Mapping the Conformational Free-Energy Landscape of Classical Opioid Peptides using Extensive Molecular Dynamics and Bias Exchange Metadynamics Simulations

Abstract

Opioid receptors are members of an important G protein-coupled receptor (GPCR) subfamily and targets for potent, widely used analgesics in the clinic. The main subtypes of this subfamily are the structurally related, highly homologous, mu-opioid (MOP), kappa-opioid (KOP), and delta-opioid (DOP) receptors. Although opioids targeting the MOP receptor have long been employed in clinical pain management, they display several serious adverse effects, including strong physical dependence.
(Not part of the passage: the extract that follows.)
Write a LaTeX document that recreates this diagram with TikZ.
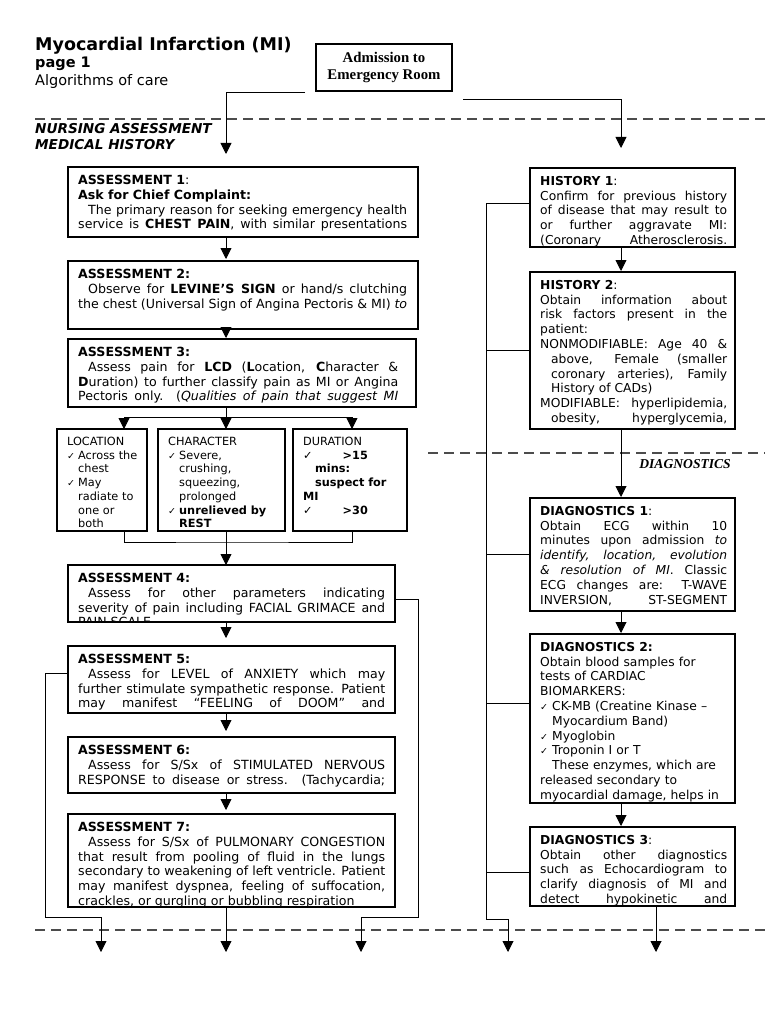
\documentclass[tikz,border=0pt]{standalone}
\usepackage{fontspec}
\setmainfont{DejaVu Sans}
\newfontfamily\admfont{Liberation Serif}
\usetikzlibrary{arrows.meta,calc,positioning}
\hbadness=10000
\vbadness=10000
\newcommand{\bodytext}{\fontsize{12.6}{14.8}\selectfont\parindent=0pt\tolerance=10000\hyphenpenalty=10000\exhyphenpenalty=10000}
\newcommand{\rightbody}{\fontsize{12.3}{14.8}\selectfont\parindent=0pt\tolerance=10000\hyphenpenalty=10000\exhyphenpenalty=10000}
\newcommand{\smallbody}{\fontsize{11.3}{13.7}\selectfont\parindent=0pt}
\newcommand{\firstind}{\hspace*{10pt}}
\newcommand{\jend}{{\parfillskip=0pt\par}}
\newcommand{\ckm}[1][11pt]{\makebox[#1][l]{\fontsize{9.5}{9.5}\selectfont ✓}}
\newcommand{\infobox}[5]{%
	\node[box, #3] (#1) at (#2) {};
	\begin{scope}
		\clip (#1.north west) rectangle (#1.south east);
		\node[boxtext, #4] (#1txt) at ([shift={(10,8)}]#1.north west) {#5};
	\end{scope}}

\begin{document}
\begin{tikzpicture}[x=1pt, y=-1pt,
	box/.style={draw, line width=1.1pt, anchor=north west, inner sep=0pt, outer sep=0pt},
	boxtext/.style={anchor=north west, inner sep=0pt, align=justify, font=\bodytext},
	smalltext/.style={boxtext, align=left, font=\smallbody},
	rtext/.style={font=\rightbody, text width=187pt},
	flow/.style={draw, line width=0.9pt, -{Triangle[length=11pt,width=11pt]}},
	divider/.style={draw, line width=1.4pt, black!70, dash pattern=on 10pt off 6pt},
	head/.style={anchor=base west, inner sep=0pt}]
			\path[fill=white] (0,0) rectangle (768,1024);
			\useasboundingbox (0,0) rectangle (768,1024);

			\node[head, font=\bfseries\fontsize{17.5}{20}\selectfont] (title) at (35,51) {Myocardial Infarction (MI)};
			\node[head, font=\bfseries\fontsize{14.5}{17}\selectfont] (page) at (35,68) {page 1};
			\node[head, font=\fontsize{14.5}{17}\selectfont] (algo) at (35,86) {Algorithms of care};
			\node[head, font=\bfseries\itshape\fontsize{13.6}{16}\selectfont] (nurse) at (35,134) {NURSING ASSESSMENT};
			\node[head, font=\bfseries\itshape\fontsize{13.6}{16}\selectfont] (medhist) at (35,150) {MEDICAL HISTORY};
			\node[anchor=base east, inner sep=0pt, font=\admfont\bfseries\itshape\fontsize{13.6}{16}\selectfont] (diag) at (731,468) {DIAGNOSTICS};

			\draw[divider] (35,119) -- (765,119);
			\draw[divider] (428,453) -- (765,453);
			\draw[divider] (35,930) -- (765,930);

			\node[box, minimum width=136pt, minimum height=47pt, align=center, font=\admfont\bfseries\fontsize{14.8}{17}\selectfont] (adm) at (316,44) {Admission to\\Emergency Room};

			\infobox{a1}{68,167}{minimum width=350pt, minimum height=70pt}{text width=329pt}{%
				\textbf{ASSESSMENT 1}:\newline
				\textbf{Ask for Chief Complaint:}\newline
				\firstind The primary reason for seeking emergency health\linebreak
				service is \textbf{CHEST PAIN}, with similar presentations\jend}
			\infobox{a2}{68,261}{minimum width=350pt, minimum height=68pt}{text width=329pt}{%
				\textbf{ASSESSMENT 2:}\newline
				\firstind Observe for \textbf{LEVINE’S SIGN} or hand/s clutching\linebreak
				the chest (Universal Sign of Angina Pectoris \& MI) \textit{to}\jend}
			\infobox{a3}{68,339}{minimum width=348pt, minimum height=68pt}{text width=320pt}{%
				\textbf{ASSESSMENT 3:}\newline
				\firstind Assess pain for \textbf{LCD} (\textbf{L}ocation, \textbf{C}haracter \&\linebreak
				\textbf{D}uration) to further classify pain as MI or Angina\linebreak
				Pectoris only. (\textit{Qualities of pain that suggest MI}\jend}

			\infobox{loc}{57,429}{minimum width=90pt, minimum height=102pt}{smalltext, text width=78pt}{%
				LOCATION\newline
				\ckm Across the\newline
				\hspace*{11pt}chest\newline
				\ckm May\newline
				\hspace*{11pt}radiate to\newline
				\hspace*{11pt}one or\newline
				\hspace*{11pt}both}
			\infobox{chr}{158,429}{minimum width=127pt, minimum height=102pt}{smalltext, text width=112pt}{%
				CHARACTER\newline
				\ckm Severe,\newline
				\hspace*{11pt}crushing,\newline
				\hspace*{11pt}squeezing,\newline
				\hspace*{11pt}prolonged\newline
				\ckm\textbf{unrelieved by}\newline
				\hspace*{11pt}\textbf{REST}}
			\infobox{dur}{293,429}{minimum width=114pt, minimum height=102pt}{smalltext, text width=100pt}{%
				DURATION\newline
				✓\hspace{30pt}\textbf{>15}\newline
				\hspace*{12pt}\textbf{mins:}\newline
				\hspace*{12pt}\textbf{suspect for}\newline
				\textbf{MI}\newline
				✓\hspace{30pt}\textbf{>30}}

			\infobox{a4}{68,565}{minimum width=327pt, minimum height=57pt}{text width=307pt}{%
				\textbf{ASSESSMENT 4:}\newline
				\firstind Assess for other parameters indicating\linebreak
				severity of pain including FACIAL GRIMACE and\linebreak
				PAIN SCALE.}
			\infobox{a5}{68,646}{minimum width=327pt, minimum height=67pt}{text width=307pt}{%
				\textbf{ASSESSMENT 5:}\newline
				\firstind Assess for LEVEL of ANXIETY which may\linebreak
				further stimulate sympathetic response. Patient\linebreak
				may manifest “FEELING of DOOM” and\jend}
			\infobox{a6}{68,737}{minimum width=327pt, minimum height=56pt}{text width=307pt}{%
				\textbf{ASSESSMENT 6:}\newline
				\firstind Assess for S/Sx of STIMULATED NERVOUS\linebreak
				RESPONSE to disease or stress. (Tachycardia;\jend}
			\infobox{a7}{68,814}{minimum width=327pt, minimum height=93pt}{text width=307pt}{%
				\textbf{ASSESSMENT 7:}\newline
				\firstind Assess for S/Sx of PULMONARY CONGESTION\linebreak
				that result from pooling of fluid in the lungs\linebreak
				secondary to weakening of left ventricle. Patient\linebreak
				may manifest dyspnea, feeling of suffocation,\linebreak
				crackles, or gurgling or bubbling respiration}

			\infobox{h1}{530,168}{minimum width=205pt, minimum height=79pt}{rtext}{%
				\textbf{HISTORY 1}:\newline
				Confirm for previous history\linebreak
				of disease that may result to\linebreak
				or further aggravate MI:\linebreak
				(Coronary Atherosclerosis.\jend}
			\infobox{h2}{530,272}{minimum width=205pt, minimum height=157pt}{rtext}{%
				\textbf{HISTORY 2}:\newline
				Obtain information about\linebreak
				risk factors present in the\linebreak
				patient:\par
				\hangindent=11pt\hangafter=1 NONMODIFIABLE: Age 40 \&\linebreak
				above, Female (smaller\linebreak
				coronary arteries), Family\linebreak
				History of CADs)\par
				\hangindent=11pt\hangafter=1 MODIFIABLE: hyperlipidemia,\linebreak
				obesity, hyperglycemia,\jend}
			\infobox{d1}{530,498}{minimum width=205pt, minimum height=113pt}{rtext}{%
				\textbf{DIAGNOSTICS 1}:\newline
				Obtain ECG within 10\linebreak
				minutes upon admission \textit{to}\linebreak
				\textit{identify, location, evolution}\linebreak
				\textit{\& resolution of MI}. Classic\linebreak
				ECG changes are: T-WAVE\linebreak
				INVERSION, ST-SEGMENT\jend}
			\infobox{d2}{530,634}{minimum width=205pt, minimum height=169pt}{rtext, align=left}{%
				\textbf{DIAGNOSTICS 2:}\newline
				Obtain blood samples for\newline
				tests of CARDIAC\newline
				BIOMARKERS:\par
				\hangindent=12pt\hangafter=1 \ckm[12pt]CK-MB (Creatine Kinase –\newline
				Myocardium Band)\par
				\ckm[12pt]Myoglobin\par
				\ckm[12pt]Troponin I or T\par
				\hspace*{12pt}These enzymes, which are\newline
				released secondary to\newline
				myocardial damage, helps in}
			\infobox{d3}{530,827}{minimum width=205pt, minimum height=79pt}{rtext}{%
				\textbf{DIAGNOSTICS 3}:\newline
				Obtain other diagnostics\linebreak
				such as Echocardiogram to\linebreak
				clarify diagnosis of MI and\linebreak
				detect hypokinetic and\jend}

			\coordinate (admL) at ([shift={(-11,1)}]adm.south west);
			\coordinate (admR) at ([shift={(11,8)}]adm.south east);
			\coordinate (topL) at (226,154);
			\coordinate (topR) at (621,148);
			\draw[flow] (admL) -| (topL);
			\draw[flow] (admR) -| (topR);

			\draw[flow, shorten >=2pt] (a1.south -| topL) -- (a2.north -| topL);
			\draw[flow, shorten >=1pt] (a2.south -| topL) -- (a3.north -| topL);
			\coordinate (jL) at (124,417);
			\coordinate (jM) at (226,417);
			\coordinate (jR) at (352,417);
			\draw[line width=0.9pt] (a3.south -| jM) -- (jM);
			\draw[line width=0.9pt] (jL) -- (jR);
			\draw[flow] (jL) -- (loc.north -| jL);
			\draw[flow] (jM) -- (chr.north -| jM);
			\draw[flow] (jR) -- (dur.north -| jR);
			\coordinate (kM) at (226,542);
			\draw[line width=0.9pt] (loc.south -| jL) |- (kM) -| (dur.south -| jR);
			\draw[flow] (chr.south -| kM) -- (a4.north -| kM);
			\draw[flow, shorten >=8pt] (a4.south -| kM) -- (a5.north -| kM);
			\draw[flow, shorten >=6pt] (a5.south -| kM) -- (a6.north -| kM);
			\draw[flow, shorten >=4pt] (a6.south -| kM) -- (a7.north -| kM);

			\coordinate (lTurn) at (45,917);
			\coordinate (mTurn) at (418,917);
			\coordinate (out1) at (101,952);
			\coordinate (out2) at (226,952);
			\coordinate (out3) at (361,952);
			\draw[flow] ([yshift=6.5pt]a5.west) -| (lTurn) -| (out1);
			\draw[flow] (a7.south -| out2) -- (out2);
			\draw[flow] ([yshift=-5.5pt]a4.east) -| (mTurn) -| (out3);

			\draw[flow, shorten >=1pt] (h1.south -| topR) -- (h2.north -| topR);
			\draw[flow, shorten >=1pt] (h2.south -| topR) -- (d1.north -| topR);
			\draw[flow, shorten >=1pt] (d1.south -| topR) -- (d2.north -| topR);
			\draw[flow, shorten >=1pt] (d2.south -| topR) -- (d3.north -| topR);

			\coordinate (rTurn) at (486,919);
			\coordinate (out4) at (508,952);
			\coordinate (out5) at (656,952);
			\draw[flow] ([yshift=4.5pt]h1.west) -| (rTurn) -| (out4);
			\draw[line width=0.9pt] (h2.west) -| (rTurn);
			\draw[line width=0.9pt] (d1.west) -| (rTurn);
			\draw[line width=0.9pt] ([yshift=15.5pt]d2.west) -| (rTurn);
			\draw[line width=0.9pt] ([yshift=-5.5pt]d3.west) -| (rTurn);
			\draw[flow] (d3.south -| out5) -- (out5);
		\end{tikzpicture}
\end{document}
Selective DOP receptor agonists have been reported to exhibit strong antinociceptive activity with fewer side effects, making them ideal candidates for a more effective and safer analgesia. Among the most potent agonists of the DOP receptor are the linear and cyclic enkephalin analogs known as DADLE (Tyr-D-Ala-Gly-Phe-D-Leu) and DPDPE (Tyr-D-Pen-Gly-Phe-D-Pen), respectively. The structural properties of these penta-peptides have been studied extensively over the years, using both experimental and computational methods. However, to the best of our knowledge, a thorough examination of the conformational free-energy landscape of DADLE and DPDPE in an explicit solvent is missing from the literature. Here, we employ microsecond-scale molecular dynamics and bias-exchange metadynamics simulations of DADLE and DPDPE in an explicit solvent to provide such a structural and energetic characterization. Our results point to a small number of conformational minima in solution for both DADLE and DPDPE, separated by relatively small energy barriers. Among the different energy minima, putative bioactive conformations are identified based on rigid docking of each energy basin representative into the binding pocket of the newly released crystal structure of the DOP receptor. This information offers an unprecedented opportunity for the structure-based design of potent, selective peptidomimetics for the DOP receptor.